Some photos here (beyond pay wall, I think, unfortunately, and the Globe doesn’t allow me to gift). Pre covid prices but some menu items are still current.
And a photo from Facebook…Tried to paste it in but I’m not on Facebook so you’d have to log in, apparently, to see it. It’s a lovely photo
CCE
(Keyrock the unfrozen caveman lawyer; your world frightens & confuses me)
374
Not sure but I guess there’s fewer staff trips to table (no need to stop and drop them off) and maybe if they’re keeping a clean shop, wiping down the menus after use? (just spitballing, and I wonder how often the menus really get wiped anyway)
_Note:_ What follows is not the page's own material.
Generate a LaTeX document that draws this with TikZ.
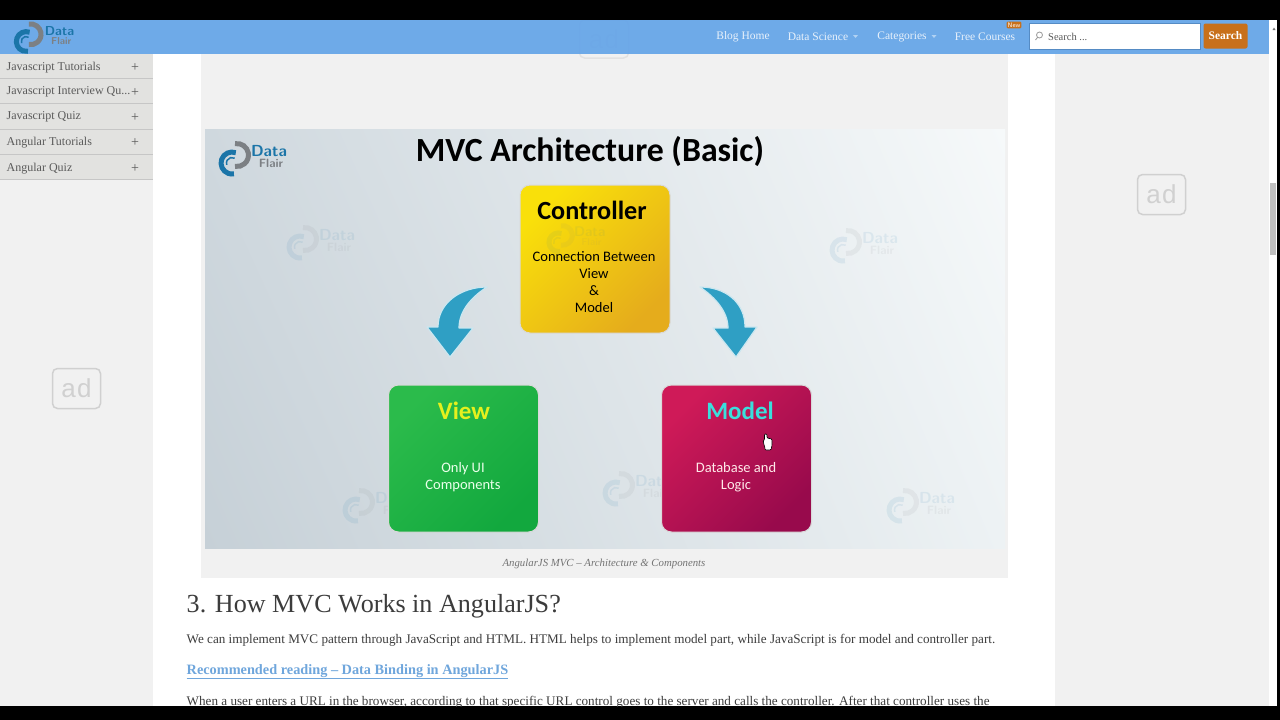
\documentclass[tikz,border=0pt]{standalone}
\usepackage{fontspec}
\setmainfont{Liberation Serif}
\newfontfamily\slidefont{Carlito}
\newfontfamily\adfont{Liberation Sans}
\usetikzlibrary{positioning,shadings}

\definecolor{navblue}{HTML}{64A4E7}
\definecolor{panelgrey}{HTML}{F1F1F1}
\definecolor{itemgrey}{HTML}{E2E2E0}
\definecolor{itemline}{HTML}{C6C6C6}
\definecolor{itemtext}{HTML}{5A5A5A}
\definecolor{arrowblue}{HTML}{2F9FC4}
\definecolor{logoblue}{HTML}{1B75A8}
\definecolor{logogrey}{HTML}{7C8084}
\definecolor{linkblue}{HTML}{6FA6DC}
\definecolor{bodytext}{HTML}{3C3C3C}
\definecolor{adgrey}{HTML}{D0D0D0}
\definecolor{btnorange}{HTML}{C8701A}
\definecolor{ctrlyellow}{HTML}{F9E00A}
\definecolor{ctrlorange}{HTML}{E5AC1C}
\definecolor{viewlight}{HTML}{2BBB4B}
\definecolor{viewdark}{HTML}{12A83E}
\definecolor{modellight}{HTML}{CF1A58}
\definecolor{modeldark}{HTML}{980A4C}
\definecolor{modelcyan}{HTML}{3ADFDC}
\definecolor{viewyellow}{HTML}{E5F01E}
\definecolor{slideUL}{HTML}{CFD8DE}
\definecolor{slideLL}{HTML}{C6D0D7}
\definecolor{slideLR}{HTML}{EDF2F4}
\definecolor{slideUR}{HTML}{F6F9FA}

\newcommand\dfdata{16}
\newcommand\dfflair{12}

\tikzset{
  mvcbox/.style={draw=white!85!black,line width=1pt,rounded corners=10pt,minimum width=150pt,minimum height=148pt,inner sep=0pt},
  diagshade/.style={shading angle=45},
  boxtitle/.style={font=\slidefont\bfseries\fontsize{25}{25}\selectfont,inner sep=0pt},
  boxbody/.style={font=\slidefont\fontsize{14.5}{17}\selectfont,align=center,inner sep=0pt},
  sideitem/.style={font=\fontsize{12}{12}\selectfont,text=itemtext,anchor=west,inner sep=0pt},
  sideplus/.style={font=\fontsize{14}{14}\selectfont,text=itemtext,inner sep=0pt},
  navitem/.style={font=\fontsize{11.5}{12}\selectfont,text=white!85!navblue,inner sep=0pt},
  bodyline/.style={font=\fontsize{13.15}{14}\selectfont,text=bodytext,anchor=west,inner sep=0pt},
  adtext/.style={draw=adgrey,line width=1.5pt,rounded corners=5pt,text=adgrey,font=\adfont\fontsize{26}{26}\selectfont,minimum width=48pt,minimum height=40pt,inner sep=0pt},
  bluearrow/.style={fill=arrowblue,draw=arrowblue!25!white,line width=1.2pt,line join=round},
  dflogo/.pic={
    \draw[logoblue,line width=5pt] (1.8,-5.3) arc (-70:-280:11);
    \draw[logoblue,line width=1.5pt] (0.7,0.2) arc (-60:-200:5.5);
    \draw[logogrey,line width=5pt] (1,-14.3) arc (-100:100:11.5);
    \node[font=\sffamily\bfseries\fontsize{\dfdata}{\dfdata}\selectfont,text=logoblue,inner sep=0pt] (logodata) at (35,-7) {Data};
    \node[font=\sffamily\bfseries\fontsize{\dfflair}{\dfflair}\selectfont,text=logogrey,inner sep=0pt] (logoflair) at (37,5) {Flair};
  }
}

\begin{document}
\begin{tikzpicture}[x=1pt,y=-1pt,on grid]
  \useasboundingbox (0,0) rectangle (1280,720);
  \fill[white] (0,0) rectangle (1280,720);

  % page columns
  \fill[panelgrey] (0,54) rectangle (153,706);
  \fill[panelgrey] (1055,54) rectangle (1269,706);
  \fill[panelgrey] (201,54) rectangle (1008,578);
  \fill[black!25] (1270,183) rectangle (1276,255);

  % slide
  \shade[lower left=slideLL,upper left=slideUL,lower right=slideLR,upper right=slideUR] (205,129) rectangle (1005,548);
  \node[font=\slidefont\bfseries\fontsize{33.8}{34}\selectfont,inner sep=0pt] (slidetitle) at (590,151.5) {MVC Architecture (Basic)};
  \pic at (234,158) {dflogo};

  % watermarks
  \foreach \wx/\wy in {302/242,845/245,358/505,618/488,902/505}
    \pic[opacity=.09] at (\wx,\wy) {dflogo};

  % boxes
  \node[mvcbox,left color=ctrlyellow,right color=ctrlorange,diagshade] (controller) at (595,259) {};
  \node[mvcbox,below left=199.5pt and 131.5pt of controller,minimum height=147pt,left color=viewlight,right color=viewdark,diagshade] (view) {};
  \node[mvcbox,below right=199.5pt and 141.5pt of controller,minimum height=147pt,left color=modellight,right color=modeldark,diagshade] (model) {};
  \begin{scope}
    \renewcommand\dfdata{14}
    \renewcommand\dfflair{10}
    \pic[opacity=.07,scale=.85] at (560,238) {dflogo};
  \end{scope}

  \node[boxtitle,font=\slidefont\bfseries\fontsize{26.2}{26}\selectfont] (controllertitle) at (592,210.5) {Controller};
  \node[boxbody] (controllerbody) at (594,282) {Connection Between\\View\\\&\\Model};
  \node[boxtitle,text=viewyellow] (viewtitle) at (464,411) {View};
  \node[boxbody,text=white!92!green] (viewbody) at (463,477) {Only UI\\Components};
  \node[boxtitle,text=modelcyan] (modeltitle) at (740,411) {Model};
  \node[boxbody,text=white!65!pink] (modelbody) at (736,477) {Database and\\Logic};

  % curved arrows
  \path[bluearrow] (487,287) .. controls (462,287) and (438,302) .. (438,327) -- (427,327) -- (450,357) -- (473,328) -- (459,328) .. controls (459,312) and (470,298) .. (487,287) -- cycle;
  \path[bluearrow] (700,287) .. controls (725,287) and (745,302) .. (745,327) -- (757,327) -- (736,357) -- (713,328) -- (728,328) .. controls (728,312) and (716,298) .. (700,287) -- cycle;

  % cursor
  \draw[black,fill=white,line width=.6pt,rounded corners=1pt] (765,448) -- (763,441) -- (764.5,440) -- (764.5,434) -- (767,434) -- (767,438) -- (772,439) -- (772,445) -- (771,450) -- (765,450) -- cycle;

  % ad boxes
  \node[adtext] (adleft) at (76.5,388.5) {a\kern1.5pt d};
  \node[adtext] (adright) at (1161.5,194.5) {a\kern1.5pt d};
  \node[adtext,opacity=.45,minimum width=49pt,minimum height=38pt] (adtop) at (604,39) {a\kern1.5pt d};

  % side menu
  \fill[itemgrey] (0,54) rectangle (153,179);
  \foreach \ly in {78,103,129,154,179}
    \draw[itemline,line width=1pt] (0,\ly) -- (153,\ly);
  \foreach \ly/\lname in {66/Javascript Tutorials,91/Javascript Interview Qu.\kern0pt.\kern0pt.,116/Javascript Quiz,141/Angular Tutorials,167/Angular Quiz}{
    \node[sideitem] (item\ly) at (6.5,\ly+1.2) {\lname};
    \node[sideplus] (plus\ly) at (135,\ly+2) {+};
  }

  % top bars
  \fill[navblue,fill opacity=.93] (0,20) rectangle (1269,54);
  \fill[black] (0,0) rectangle (1280,20);
  \fill[black] (0,706) rectangle (1280,720);
  \fill[black] (1277,20) rectangle (1280,706);
  \fill[black!55] (1272.5,30) -- (1275.5,30) -- (1274,27.5) -- cycle;
  \begin{scope}
    \renewcommand\dfdata{13}
    \renewcommand\dfflair{10}
    \pic[scale=.9] at (28,37) {dflogo};
  \end{scope}
  \node[navitem] (navhome) at (743,37) {Blog Home};
  \node[navitem] (navscience) at (818,37) {Data Science};
  \node[navitem] (navcats) at (902,37) {Categories};
  \node[navitem] (navcourses) at (985,37) {Free Courses};
  \fill[white!50!navblue] (853,35) -- (858,35) -- (855.5,38) -- cycle;
  \fill[white!50!navblue] (931.5,35) -- (936.5,35) -- (934,38) -- cycle;
  \node[fill=btnorange,rounded corners=1pt,text=white,font=\sffamily\fontsize{6.5}{7}\selectfont,inner sep=1pt] (newtag) at (1014,25) {New};
  \node[draw=navblue!85!black,fill=white,line width=1pt,minimum width=171pt,minimum height=26pt,inner sep=0pt] (searchbox) at (1115,36) {};
  \node[font=\fontsize{10.5}{11}\selectfont,text=black!65,anchor=west,inner sep=0pt] (searchtext) at (1048,36.5) {Search ...};
  \draw[black!40,line width=.8pt] (1039.5,35) circle (3) (1037.5,37.5) -- (1035.5,40);
  \node[fill=btnorange,rounded corners=2pt,text=white,font=\bfseries\fontsize{11.5}{12}\selectfont,minimum width=44pt,minimum height=25pt,inner sep=0pt] (searchbtn) at (1225.5,36) {Search};

  % article text
  \node[font=\itshape\fontsize{10.8}{11}\selectfont,text=black!55,inner sep=0pt] (caption) at (604,563.5) {AngularJS MVC -- Architecture \& Components};
  \node[font=\fontsize{26.1}{27}\selectfont,text=bodytext,anchor=west,inner sep=0pt] (heading) at (186.5,606) {3. How MVC Works in AngularJS?};
  \node[bodyline] (para) at (186.5,640) {We can implement MVC pattern through JavaScript and HTML. HTML helps to implement model part, while JavaScript is for model and controller part.};
  \node[bodyline,font=\bfseries\fontsize{14.3}{14}\selectfont,text=linkblue] (reading) at (186.5,671) {Recommended reading -- Data Binding in AngularJS};
  \draw[linkblue,line width=1pt] ([yshift=-1pt]reading.south west) -- ([yshift=-1pt]reading.south east);
  \begin{scope}
    \clip (0,690) rectangle (1277,706);
    \node[bodyline] (para2) at (186.5,702.5) {When a user enters a URL in the browser, according to that specific URL control goes to the server and calls the controller. After that controller uses the};
  \end{scope}
\end{tikzpicture}
\end{document}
I’d say the biggest things the QR codes did was cut down on menu reprints (and/or labor intensive over-writes) during a time of rapidly changing food costs. One small family-run joint I sometimes visit does not have a website, and had to keep pulling their menus out of the glossies and stickering over the old prices.
Finally they just put a big sticker on the front saying “prices may not be up to date, ask us for current price”. When my son and I were last in there he asked why I didn’t inquire about the current pricing, and I told him it was because I trusted them and they wouldn’t charge more than they needed to.
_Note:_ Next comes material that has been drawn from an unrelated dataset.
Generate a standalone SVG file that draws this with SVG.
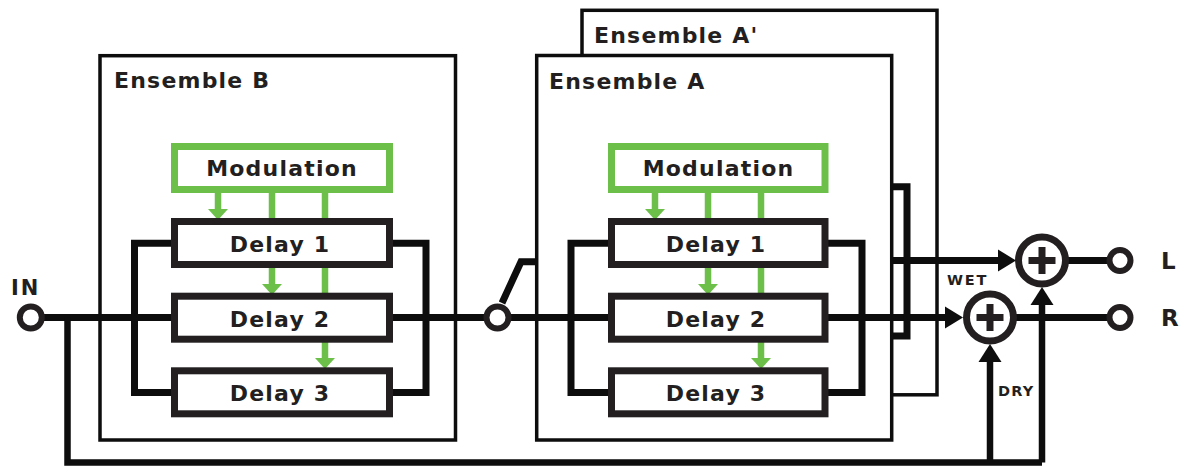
<svg xmlns="http://www.w3.org/2000/svg" width="1182" height="468" viewBox="0 0 1182 468">
<style>
.t{font-family:"DejaVu Sans","Verdana",sans-serif;font-weight:bold;fill:#231f20;letter-spacing:1.2px}
.lbl{font-size:22px}
.ens{fill:#fff;stroke:#0d0d0d;stroke-width:3.5}
.dly{fill:#fff;stroke:#231f20;stroke-width:7}
.mod{fill:#fff;stroke:#6cc04a;stroke-width:7}
.g{stroke:#6cc04a;stroke-width:6.5;fill:none}
.ga{fill:#6cc04a}
.w{stroke:#0d0d0d;stroke-width:7;fill:none;stroke-linejoin:miter}
.wd{stroke:#0d0d0d;stroke-width:6.5;fill:none}
.ah{fill:#0d0d0d}
.port{fill:#fff;stroke:#231f20;stroke-width:6}
.sum{fill:#fff;stroke:#231f20;stroke-width:7}
.plus{stroke:#231f20;stroke-width:7}
</style>

<!-- Ensemble containers -->
<g id="ensemble-a-prime">
<rect class="ens" x="582" y="10.3" width="355" height="384.5"/>
<text class="t lbl" x="594" y="43.3">Ensemble A'</text>
</g>
<g id="ensemble-a">
<rect class="ens" x="536.7" y="55.5" width="355" height="384.5"/>
<text class="t lbl" x="549" y="89.3">Ensemble A</text>
</g>
<g id="ensemble-b">
<rect class="ens" x="100" y="55.7" width="355.5" height="384.3"/>
<text class="t lbl" x="114" y="88.3">Ensemble B</text>
</g>

<!-- Connectors -->
<g id="connectors">
<!-- green modulation lines B -->
<path class="g" d="M218 193V210M272 193V285M325 193V359"/>
<polygon class="ga" points="208,209 228,209 218,220"/>
<polygon class="ga" points="262,284 282,284 272,295"/>
<polygon class="ga" points="315,358 335,358 325,369"/>
<!-- green modulation lines A -->
<path class="g" d="M655 193V210M708 193V285M761 193V359"/>
<polygon class="ga" points="645,209 665,209 655,220"/>
<polygon class="ga" points="698,284 718,284 708,295"/>
<polygon class="ga" points="751,358 771,358 761,369"/>

<!-- input line -->
<path class="w" d="M44 317.5H172"/>
<!-- dry branch -->
<path class="wd" d="M67.5 317.5V462.5H1042M990 462.5V360M1042 462.5V303"/>
<polygon class="ah" points="978.5,362 1001.5,362 990,344"/>
<polygon class="ah" points="1030.5,305 1053.5,305 1042,287"/>
<!-- B brackets -->
<path class="w" d="M172 243.3H134.5V392.5H172M392 243.3H426V392.5H392"/>
<!-- B output to switch -->
<path class="w" d="M392 317.5H484"/>
<!-- switch -->
<path class="w" d="M502 303L521 261.7H537"/>
<!-- switch to A -->
<path class="w" d="M511 317.5H609"/>
<!-- A brackets -->
<path class="w" d="M609 243.3H571V392.5H609M827 243.3H862V392.5H827"/>
<!-- A output (wet R) -->
<path class="w" d="M827 317.5H947"/>
<polygon class="ah" points="945,306.5 945,328.5 963,317.5"/>
<!-- A' bracket -->
<path class="w" d="M892 186.7H907V336H892"/>
<!-- A' output (wet L) -->
<path class="w" d="M893 260.5H1000"/>
<polygon class="ah" points="998,249.5 998,271.5 1016,260.5"/>
<!-- outputs -->
<path class="w" d="M1066 260.5H1108M1014 317.5H1108"/>
</g>

<!-- Ensemble B inner nodes -->
<g id="b-modulation">
<rect class="mod" x="174.5" y="146.5" width="215" height="43"/>
<text class="t lbl" x="282" y="176" text-anchor="middle">Modulation</text>
</g>
<g id="b-delay1">
<rect class="dly" x="174.5" y="221.5" width="215" height="43"/>
<text class="t lbl" x="280" y="251.7" text-anchor="middle">Delay 1</text>
</g>
<g id="b-delay2">
<rect class="dly" x="174.5" y="296.2" width="215" height="43"/>
<text class="t lbl" x="280" y="326.7" text-anchor="middle">Delay 2</text>
</g>
<g id="b-delay3">
<rect class="dly" x="174.5" y="370.8" width="215" height="43"/>
<text class="t lbl" x="280" y="401" text-anchor="middle">Delay 3</text>
</g>

<!-- Ensemble A inner nodes -->
<g id="a-modulation">
<rect class="mod" x="611.5" y="146.5" width="213.5" height="43"/>
<text class="t lbl" x="718.5" y="176" text-anchor="middle">Modulation</text>
</g>
<g id="a-delay1">
<rect class="dly" x="611.5" y="221.5" width="213.5" height="43"/>
<text class="t lbl" x="716" y="251.7" text-anchor="middle">Delay 1</text>
</g>
<g id="a-delay2">
<rect class="dly" x="611.5" y="296.2" width="213.5" height="43"/>
<text class="t lbl" x="716" y="326.7" text-anchor="middle">Delay 2</text>
</g>
<g id="a-delay3">
<rect class="dly" x="611.5" y="370.8" width="213.5" height="43"/>
<text class="t lbl" x="716" y="401" text-anchor="middle">Delay 3</text>
</g>

<!-- Ports and summers -->
<g id="in-port">
<circle class="port" cx="30.8" cy="317.5" r="11"/>
<text class="t" x="11" y="295" style="font-size:21px;letter-spacing:2px">IN</text>
</g>
<g id="switch">
<circle class="port" cx="497.5" cy="317.5" r="11"/>
</g>
<g id="sum-l">
<circle class="sum" cx="1042" cy="260.5" r="23.5"/>
<path class="plus" d="M1028.5 260.5H1055.5M1042 247V274"/>
</g>
<g id="sum-r">
<circle class="sum" cx="990" cy="317.5" r="23.5"/>
<path class="plus" d="M976.5 317.5H1003.5M990 304V331"/>
</g>
<g id="out-l">
<circle class="port" cx="1120" cy="260.5" r="10.5"/>
<text class="t" x="1161" y="269" style="font-size:23px">L</text>
</g>
<g id="out-r">
<circle class="port" cx="1120" cy="317.5" r="10.5"/>
<text class="t" x="1161" y="325.5" style="font-size:23px">R</text>
</g>
<g id="labels">
<text class="t" x="947" y="285" style="font-size:14.5px;letter-spacing:1.8px">WET</text>
<text class="t" x="998" y="396" style="font-size:14.5px;letter-spacing:1.2px">DRY</text>
</g>
</svg>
Call me stupid but I can’t understand how your poor service is attributable to the medium of the menus, nor how it leads to job losses as asked previously.
QR code menus often give you the option (or the imperative) to order your food online, without the interaction of a human standing near your table. This was the case at (among others) Freehold in the Park - I sat down, brought up the menu on my phone, and ordered. A runner brought me my food and a busser removed the empty plates. There were a few waitstaff roaming about, but their main role was to get flagged down and asked questions. So this place could get by with fewer servers, because the job of taking orders and conveying them to the kitchen was done by the diners themselves.
Ahhh! Got it! It’s not just to view the menu, it’s an entire platform to order and expedite. I’ve never dined anywhere like that. Maybe an airport… I think T5 JFK.
I have nothing against the practice in theory, but a 20% tip for nothing at all rubs me the wrong way. At Sweet Chick, not only do you order your own food, you also bus your own table and refill your own water. Obviously, I tipped anyway, I’m not an ogre. But I wasn’t thrilled about it.